I have canadian citizenship and my one month visitors’ visa is close to expiring. I need another month extended even though my visa has a stamp saying “no extensions will be granted”. I was told that the police station will sometimes give you an extension depending on their mood and on the reason you give them for the requested extension. I also heard that an extension can be “bought” through certain Chinese language schools. What is my best approach considering I only have 6 days left on my visa?
In my impression, the options for going to H.K., Singapore, Bangkok, or wherever and obtaining a new short-term visa, and the ways of maintaining the validity of one’s visa status in Taiwan, have been discussed in this FORUM in many previous threads.

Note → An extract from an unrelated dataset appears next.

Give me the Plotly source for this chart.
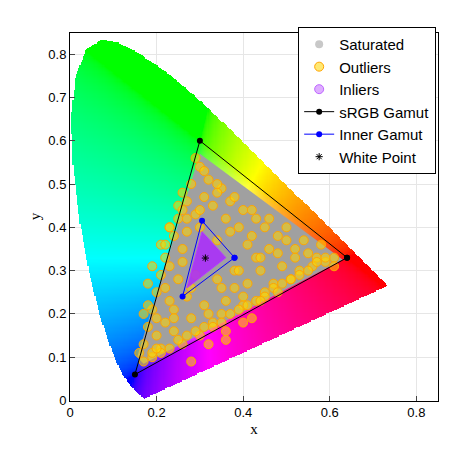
import numpy as np
import plotly.graph_objects as go

locus_x = [0.1741,0.1714,0.1644,0.1566,0.1440,0.1241,0.1096,0.0913,0.0687,0.0454,0.0235,0.0082,0.0039,0.0139,0.0389,0.0743,0.1142,0.1547,0.2296,0.3016,0.3731,0.4441,0.5125,0.5752,0.6270,0.6915,0.7190,0.7347]
locus_y = [0.0050,0.0051,0.0109,0.0177,0.0297,0.0578,0.0868,0.1327,0.2007,0.2950,0.4127,0.5384,0.6548,0.7502,0.8120,0.8338,0.8262,0.8059,0.7543,0.6923,0.6245,0.5547,0.4866,0.4242,0.3725,0.3083,0.2809,0.2653]

srgb_x = [0.64, 0.30, 0.15, 0.64]
srgb_y = [0.33, 0.60, 0.06, 0.33]
inner_x = [0.38, 0.305, 0.26, 0.38]
inner_y = [0.33, 0.415, 0.24, 0.33]
white_x = [0.3127]
white_y = [0.329]

sat_x = [0.30, 0.61, 0.63, 0.17, 0.155, 0.30]
sat_y = [0.57, 0.34, 0.325, 0.085, 0.10, 0.57]

out_x = [0.30,0.28,0.32,0.27,0.31,0.35,0.25,0.29,0.33,0.37,0.24,0.27,0.40,0.43,0.22,0.26,0.45,0.48,0.50,0.21,0.23,0.52,0.55,0.57,0.20,0.19,0.59,0.61,0.18,0.17,0.42,0.46,0.39,0.36,0.34,0.44,0.49,0.53,0.47,0.41,0.38,0.31,0.28,0.23,0.25,0.22,0.20,0.35,0.40,0.30,0.33,0.45,0.51,0.56,0.26,0.24,0.21,0.19,0.27,0.29,0.32,0.36,0.42,0.38,0.34,0.43,
         0.29,0.31,0.34,0.26,0.30,0.23,0.25,0.21,0.19,0.18,0.17,0.16,0.17,0.19,0.21,0.23,0.25,0.27,0.29,0.31,0.33,0.35,0.37,0.39,0.41,0.43,0.45,0.47,0.49,0.51,0.53,0.55,0.57,0.59,0.61,0.58,0.54,0.50,0.46,0.42,0.38,0.34,0.30,0.26,0.22,0.20,0.18,0.24,0.28,0.32,0.36,0.40,0.44,0.48,0.52,0.22,0.26,0.36,0.40,0.44,0.48,0.23,0.27,0.37,0.41,0.39,0.35,0.24,0.20,0.28]
out_y = [0.54,0.50,0.51,0.46,0.47,0.49,0.42,0.43,0.45,0.46,0.38,0.39,0.44,0.42,0.33,0.35,0.40,0.38,0.37,0.29,0.31,0.35,0.34,0.33,0.25,0.21,0.32,0.33,0.17,0.13,0.38,0.35,0.40,0.42,0.37,0.30,0.31,0.30,0.27,0.27,0.26,0.22,0.19,0.23,0.28,0.18,0.15,0.20,0.22,0.15,0.18,0.25,0.28,0.31,0.13,0.16,0.12,0.10,0.24,0.29,0.13,0.16,0.19,0.30,0.28,0.33,
         0.56,0.53,0.48,0.48,0.44,0.40,0.45,0.36,0.31,0.27,0.20,0.11,0.09,0.11,0.11,0.12,0.14,0.15,0.16,0.17,0.17,0.18,0.20,0.21,0.22,0.23,0.24,0.26,0.27,0.28,0.29,0.30,0.32,0.33,0.31,0.36,0.37,0.40,0.42,0.44,0.47,0.50,0.40,0.32,0.26,0.19,0.22,0.21,0.26,0.20,0.14,0.18,0.33,0.34,0.33,0.36,0.44,0.23,0.24,0.23,0.25,0.40,0.42,0.39,0.36,0.30,0.26,0.19,0.12,0.09]

in_x = [0.305, 0.36, 0.27, 0.305]
in_y = [0.39, 0.33, 0.26, 0.39]

# background chromaticity fill
n = 320
gx = np.linspace(0, 0.85, n)
gy = np.linspace(0, 0.85, n)
X, Y = np.meshgrid(gx, gy)
px, py = np.array(locus_x + [locus_x[0]]), np.array(locus_y + [locus_y[0]])
inside = np.zeros(X.shape, bool)
for i in range(len(px) - 1):
    x1, y1, x2, y2 = px[i], py[i], px[i+1], py[i+1]
    cond = ((y1 > Y) != (y2 > Y))
    xint = (x2 - x1) * (Y - y1) / (y2 - y1 + 1e-12) + x1
    inside ^= cond & (X < xint)
Yy = np.where(Y > 1e-4, Y, 1e-4)
XX = X / Yy
ZZ = (1 - X - Y) / Yy
YY = np.ones_like(X)
r = 3.2406*XX - 1.5372*YY - 0.4986*ZZ
g = -0.9689*XX + 1.8758*YY + 0.0415*ZZ
b = 0.0557*XX - 0.2040*YY + 1.0570*ZZ
rgb = np.clip(np.stack([r, g, b], -1), 0, None)
rgb = rgb / np.maximum(rgb.max(-1, keepdims=True), 1e-6)
rgb = np.where(rgb <= 0.0031308, 12.92*rgb, 1.055*rgb**(1/2.4) - 0.055)
img = np.zeros((n, n, 4))
img[..., :3] = rgb * 255
img[..., 3] = np.where(inside, 1, 0)
step = 0.85 / (n - 1)

fig = go.Figure()
fig.add_trace(go.Image(z=img, colormodel="rgba", x0=0, dx=step, y0=0, dy=step, hoverinfo="skip"))
fig.add_trace(go.Scatter(x=sat_x, y=sat_y, fill="toself", mode="none", fillcolor="rgb(160,160,160)", showlegend=False))
fig.add_trace(go.Scatter(x=[None], y=[None], mode="markers", name="Saturated",
                         marker=dict(color="rgb(200,200,200)", size=8)))
fig.add_trace(go.Scatter(x=out_x, y=out_y, mode="markers", name="Outliers",
                         marker=dict(color="rgba(255,215,0,0.55)", size=9, line=dict(color="orange", width=1))))
fig.add_trace(go.Scatter(x=in_x, y=in_y, fill="toself", mode="lines", line=dict(color="rgb(180,60,255)", width=1),
                         fillcolor="rgba(170,40,255,0.85)", showlegend=False))
fig.add_trace(go.Scatter(x=[None], y=[None], mode="markers", name="Inliers",
                         marker=dict(color="rgba(200,120,255,0.6)", size=9, line=dict(color="rgb(190,100,255)", width=1))))
fig.add_trace(go.Scatter(x=srgb_x, y=srgb_y, mode="lines+markers", name="sRGB Gamut",
                         line=dict(color="black", width=1), marker=dict(color="black", size=6)))
fig.add_trace(go.Scatter(x=inner_x, y=inner_y, mode="lines+markers", name="Inner Gamut",
                         line=dict(color="blue", width=1), marker=dict(color="blue", size=6)))
fig.add_trace(go.Scatter(x=white_x, y=white_y, mode="markers", name="White Point",
                         marker=dict(color="black", size=6, symbol="asterisk-open")))

ticks = [0, 0.2, 0.4, 0.6, 0.8]
yt = [0, 0.1, 0.2, 0.3, 0.4, 0.5, 0.6, 0.7, 0.8]
fig.update_layout(
    width=474, height=451, margin=dict(l=62, r=44, t=17, b=51),
    plot_bgcolor="white", paper_bgcolor="white",
    font=dict(family="Liberation Sans", size=13, color="black"),
    legend=dict(x=0.995, y=0.995, xanchor="right", yanchor="top", bordercolor="black", borderwidth=1,
                bgcolor="white", font=dict(size=15), tracegroupgap=0),
    xaxis=dict(range=[0, 0.85], tickvals=ticks, ticktext=["0", "0.2", "0.4", "0.6", "0.8"], showgrid=True,
               gridcolor="rgb(230,230,230)", zeroline=False, showline=True, linecolor="black", mirror=True,
               ticks="inside", automargin=False,
               title=dict(text="x", font=dict(family="Liberation Serif", size=15), standoff=4)),
    yaxis=dict(range=[0, 0.85], tickvals=yt, ticktext=["0", "0.1", "0.2", "0.3", "0.4", "0.5", "0.6", "0.7", "0.8"],
               showgrid=True, gridcolor="rgb(230,230,230)", zeroline=False, showline=True, linecolor="black",
               mirror=True, ticks="inside", autorange=False, automargin=False,
               title=dict(text="y", font=dict(family="Liberation Serif", size=15), standoff=4)),
)
fig.write_html("out.html")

Indeed, the Legal Matters FORUM is now spread over six pages, hence I suggest that some browsing into all the previous postings here will probably throw some useful light on your situation.
I have never heard of anyone getting an extension if their visa is stamped “No extension will be granted”, for any reason whatsoever.

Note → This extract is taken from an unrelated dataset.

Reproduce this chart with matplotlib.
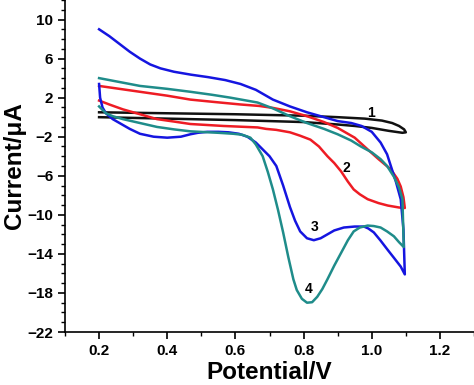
import numpy as np
import matplotlib
matplotlib.use("Agg")
import matplotlib.pyplot as plt
from matplotlib.ticker import MultipleLocator

plt.rcParams['font.family'] = ['Liberation Sans', 'DejaVu Sans']

# curve 1 (black)
black_fwd_x = [0.2, 0.4, 0.6, 0.8, 0.9, 0.98, 1.03, 1.06, 1.08, 1.095, 1.1]
black_fwd_y = [0.5, 0.4, 0.3, 0.15, 0.0, -0.15, -0.35, -0.6, -0.9, -1.25, -1.55]
black_rev_x = [1.09, 1.08, 1.05, 1.0, 0.95, 0.9, 0.8, 0.6, 0.4, 0.2]
black_rev_y = [-1.6, -1.55, -1.4, -1.1, -0.9, -0.75, -0.5, -0.3, -0.15, 0.0]

# curve 2 (red)
red_fwd_x = [0.2, 0.26, 0.32, 0.4, 0.468, 0.54, 0.615, 0.67, 0.71, 0.76, 0.81, 0.86,
             0.9, 0.95, 0.988, 1.02, 1.056, 1.075, 1.085, 1.093, 1.097]
red_fwd_y = [3.2, 2.9, 2.6, 2.2, 1.8, 1.55, 1.3, 1.15, 0.95, 0.6, 0.1, -0.5,
             -1.1, -2.1, -3.3, -4.3, -5.35, -6.3, -7.1, -8.2, -9.3]
red_rev_x = [1.08, 1.047, 1.02, 0.988, 0.965, 0.947, 0.93, 0.91, 0.89, 0.87, 0.845,
             0.82, 0.79, 0.76, 0.72, 0.69, 0.665, 0.565, 0.468, 0.42, 0.37, 0.32,
             0.27, 0.23, 0.2]
red_rev_y = [-9.25, -9.05, -8.8, -8.4, -7.9, -7.4, -6.6, -5.55, -4.7, -4.0, -3.0,
             -2.3, -1.9, -1.55, -1.3, -1.2, -1.05, -0.9, -0.7, -0.45, -0.2, 0.3,
             0.8, 1.3, 1.7]

# curve 3 (blue)
blue_fwd_x = [0.2, 0.23, 0.26, 0.29, 0.32, 0.35, 0.38, 0.42, 0.47, 0.52, 0.57,
              0.615, 0.66, 0.71, 0.76, 0.81, 0.86, 0.9, 0.94, 0.97, 1.0, 1.026,
              1.045, 1.056, 1.07, 1.085, 1.093, 1.097]
blue_fwd_y = [9.0, 8.3, 7.5, 6.7, 6.0, 5.4, 5.0, 4.65, 4.35, 4.1, 3.8,
              3.4, 2.8, 1.8, 1.1, 0.5, 0.0, -0.4, -0.6, -0.9, -1.5, -2.6,
              -3.8, -5.0, -6.5, -8.4, -11.5, -16.1]
blue_rev_x = [1.085, 1.065, 1.047, 1.025, 1.006, 0.99, 0.977, 0.95, 0.918, 0.89,
              0.87, 0.85, 0.83, 0.81, 0.79, 0.775, 0.76, 0.74, 0.72, 0.70, 0.68,
              0.66, 0.635, 0.61, 0.58, 0.55, 0.518, 0.49, 0.468, 0.44, 0.40, 0.36,
              0.32, 0.29, 0.27, 0.24, 0.22, 0.21, 0.203, 0.2]
blue_rev_y = [-15.3, -14.4, -13.6, -12.6, -11.8, -11.4, -11.2, -11.2, -11.3, -11.6,
              -12.0, -12.4, -12.6, -12.4, -11.7, -10.6, -9.2, -7.0, -5.0, -4.0, -3.3,
              -2.6, -2.0, -1.7, -1.55, -1.5, -1.5, -1.6, -1.75, -2.0, -2.1, -2.0,
              -1.7, -1.2, -0.8, -0.2, 0.4, 1.0, 2.0, 3.4]

# curve 4 (teal)
teal_fwd_x = [0.2, 0.26, 0.32, 0.4, 0.468, 0.53, 0.585, 0.665, 0.71, 0.76, 0.81,
              0.86, 0.9, 0.94, 0.968, 1.0, 1.026, 1.045, 1.065, 1.08, 1.09, 1.094]
teal_fwd_y = [4.0, 3.6, 3.2, 2.9, 2.6, 2.3, 2.0, 1.5, 0.9, 0.1, -0.6,
              -1.2, -1.75, -2.4, -3.0, -3.6, -4.3, -5.0, -6.1, -7.2, -8.4, -13.3]
teal_rev_x = [1.08, 1.065, 1.045, 1.026, 1.006, 0.988, 0.965, 0.947, 0.93, 0.91,
              0.89, 0.87, 0.855, 0.84, 0.825, 0.81, 0.795, 0.78, 0.77, 0.755, 0.74,
              0.725, 0.71, 0.695, 0.68, 0.66, 0.644, 0.62, 0.594, 0.55, 0.468,
              0.42, 0.37, 0.32, 0.27, 0.24, 0.22, 0.2]
teal_rev_y = [-12.8, -12.2, -11.7, -11.3, -11.15, -11.1, -11.3, -11.7, -12.6, -13.9,
              -15.2, -16.6, -17.6, -18.4, -18.95, -19.0, -18.6, -17.7, -16.6, -14.3, -11.8,
              -9.5, -7.4, -5.6, -4.0, -2.8, -2.1, -1.8, -1.7, -1.6, -1.45,
              -1.25, -1.0, -0.6, -0.2, 0.1, 0.4, 1.1]

curves = [
    (black_fwd_x + black_rev_x, black_fwd_y + black_rev_y, '#111111', '1', (0.997, 0.4)),
    (red_fwd_x + red_rev_x, red_fwd_y + red_rev_y, '#ee1c24', '2', (0.926, -5.2)),
    (blue_fwd_x + blue_rev_x, blue_fwd_y + blue_rev_y, '#1515e0', '3', (0.832, -11.2)),
    (teal_fwd_x + teal_rev_x, teal_fwd_y + teal_rev_y, '#1f8c8a', '4', (0.815, -17.6)),
]

fig = plt.figure(figsize=(4.74, 3.85), dpi=100)
ax = fig.add_axes([65 / 474, 53 / 385, 409 / 474, 332 / 385])

for xs, ys, color, label, pos in curves:
    ax.plot(xs, ys, color=color, lw=1.8, solid_joinstyle='round')
    ax.text(pos[0], pos[1], label, fontsize=10, fontweight='bold',
            ha='center', va='center')

ax.set_xlim(0.1, 1.3)
ax.set_ylim(-22, 12)
ax.set_xticks([0.2, 0.4, 0.6, 0.8, 1.0, 1.2])
ax.set_xticklabels(['0.2', '0.4', '0.6', '0.8', '1.0', '1.2'])
ax.xaxis.set_minor_locator(MultipleLocator(0.1))
ax.set_yticks(np.arange(-22, 11, 4))
ax.yaxis.set_minor_locator(MultipleLocator(1))

for s in ['top', 'right']:
    ax.spines[s].set_visible(False)
for s in ['left', 'bottom']:
    ax.spines[s].set_linewidth(1.2)

ax.tick_params(which='major', direction='out', length=5, width=1.2, labelsize=11)
ax.tick_params(which='minor', direction='out', length=3, width=1.0)
for lbl in ax.get_xticklabels() + ax.get_yticklabels():
    lbl.set_fontweight('bold')

ax.set_xlabel('Potential/V', fontsize=17.5, fontweight='bold', labelpad=2)
ax.set_ylabel('Current/μA', fontsize=17.5, fontweight='bold', labelpad=1)

fig.savefig('out.png', dpi=100)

As for getting a resident visa from a Chinese language school, you’re right that at lots of schools, they’ll give you the visa as long as you pay the tuition, even though you don’t need to attend classes. But since you only have a few days left on your visa, there probably isn’t enough time to change your visitor visa to a resident visa now.
So I don’t see how you can avoid doing a “visa run”. Usually the cheapest place to go is Macau. The plane tickets to Macau are slightly cheaper than Hong Kong, and the hotels in Macau are
much cheaper than Hong Kong. And I heard that as of about six months ago, the de-facto Taiwan embassy in Macau can finally issue visas.
(Before, they couldn’t issue visas in Macau, so you had to take a one-hour boat ride to Hong Kong to get a visa for Taiwan. But that was still the cheapest way to do it because the hotels in Macau are so much cheaper than in Hong Kong.)